Mit neuem General: Ändert sich jetzt der Ton der SPD gegenüber der Union?
Auf Kevin Kühnert folgt mit Matthias Miersch ein weiterer Niedersachse auf einen Spitzenjob – und erneut ein Vertreter des linken Flügels. Was heißt das für den Wahlkampf im nächsten Jahr?

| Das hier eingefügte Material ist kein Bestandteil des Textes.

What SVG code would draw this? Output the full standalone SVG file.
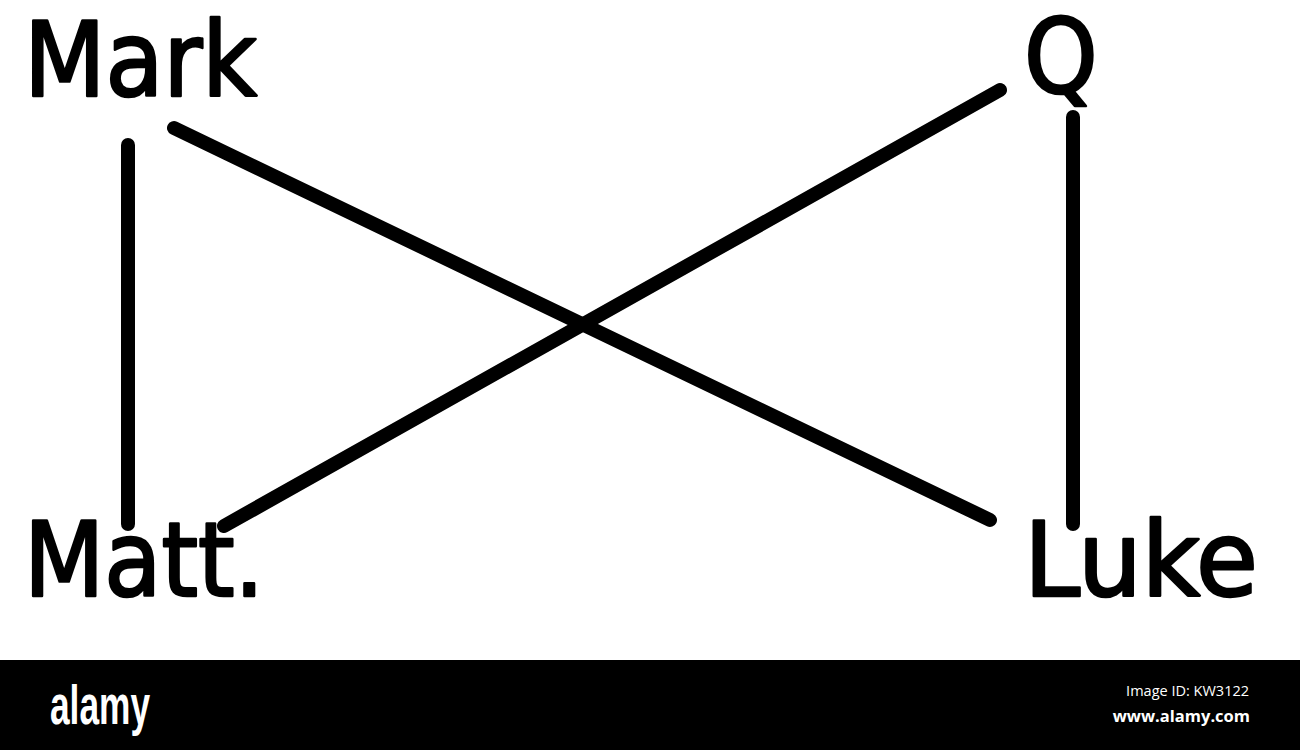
<svg xmlns="http://www.w3.org/2000/svg" width="1300" height="750" viewBox="0 0 1300 750">
<style>
.lbl{font-family:"DejaVu Sans Condensed","DejaVu Sans",sans-serif;font-size:104px;fill:#000;stroke:#000;stroke-width:2.5;stroke-linejoin:round}
.edge{stroke:#000;stroke-width:14;stroke-linecap:round;fill:none}
</style>
<rect width="1300" height="750" fill="#fff"/>
<g id="connectors">
<line class="edge" x1="128" y1="145" x2="128" y2="524"/>
<line class="edge" x1="174" y1="128" x2="990" y2="520"/>
<line class="edge" x1="1000" y1="90" x2="224" y2="526"/>
<line class="edge" x1="1073" y1="117" x2="1073" y2="524"/>
</g>
<g id="node-mark"><text class="lbl" x="24" y="96" textLength="233" lengthAdjust="spacingAndGlyphs">Mark</text></g>
<g id="node-matt"><text class="lbl" x="24" y="596" textLength="240" lengthAdjust="spacingAndGlyphs">Matt.</text></g>
<g id="node-q"><text class="lbl" x="1024" y="93">Q</text></g>
<g id="node-luke"><text class="lbl" x="1024" y="596" textLength="234" lengthAdjust="spacingAndGlyphs">Luke</text></g>
<g id="footer">
<rect x="0" y="660" width="1300" height="90" fill="#000"/>
<text x="50" y="724" font-family="Liberation Sans Narrow,Liberation Sans,sans-serif" font-weight="bold" font-size="56" fill="#fff" textLength="100" lengthAdjust="spacingAndGlyphs">alamy</text>
<text x="1249" y="696" text-anchor="end" font-family="Open Sans,sans-serif" font-size="14.5" fill="#fff">Image ID: KW3122</text>
<text x="1250" y="722" text-anchor="end" font-family="Open Sans,sans-serif" font-weight="bold" font-size="16.5" fill="#fff">www.alamy.com</text>
</g>
</svg>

München – Als Matthias Miersch sein Statement beendet, geschieht etwas, das auf Pressekonferenzen höchst selten ist. Beifall erhebt sich. Nicht unter den Journalisten, sondern bei den Mitarbeitern im Willy-Brandt-Haus, die sich auf den verschiedenen Stockwerken mit Blick ins Atrium versammelt haben. „Ich werde alles geben“, hat der neue Generalsekretär mit Blick zu ihnen versprochen. Etwas, wozu sein Vorgänger Kevin Kühnert keine Kraft mehr hatte.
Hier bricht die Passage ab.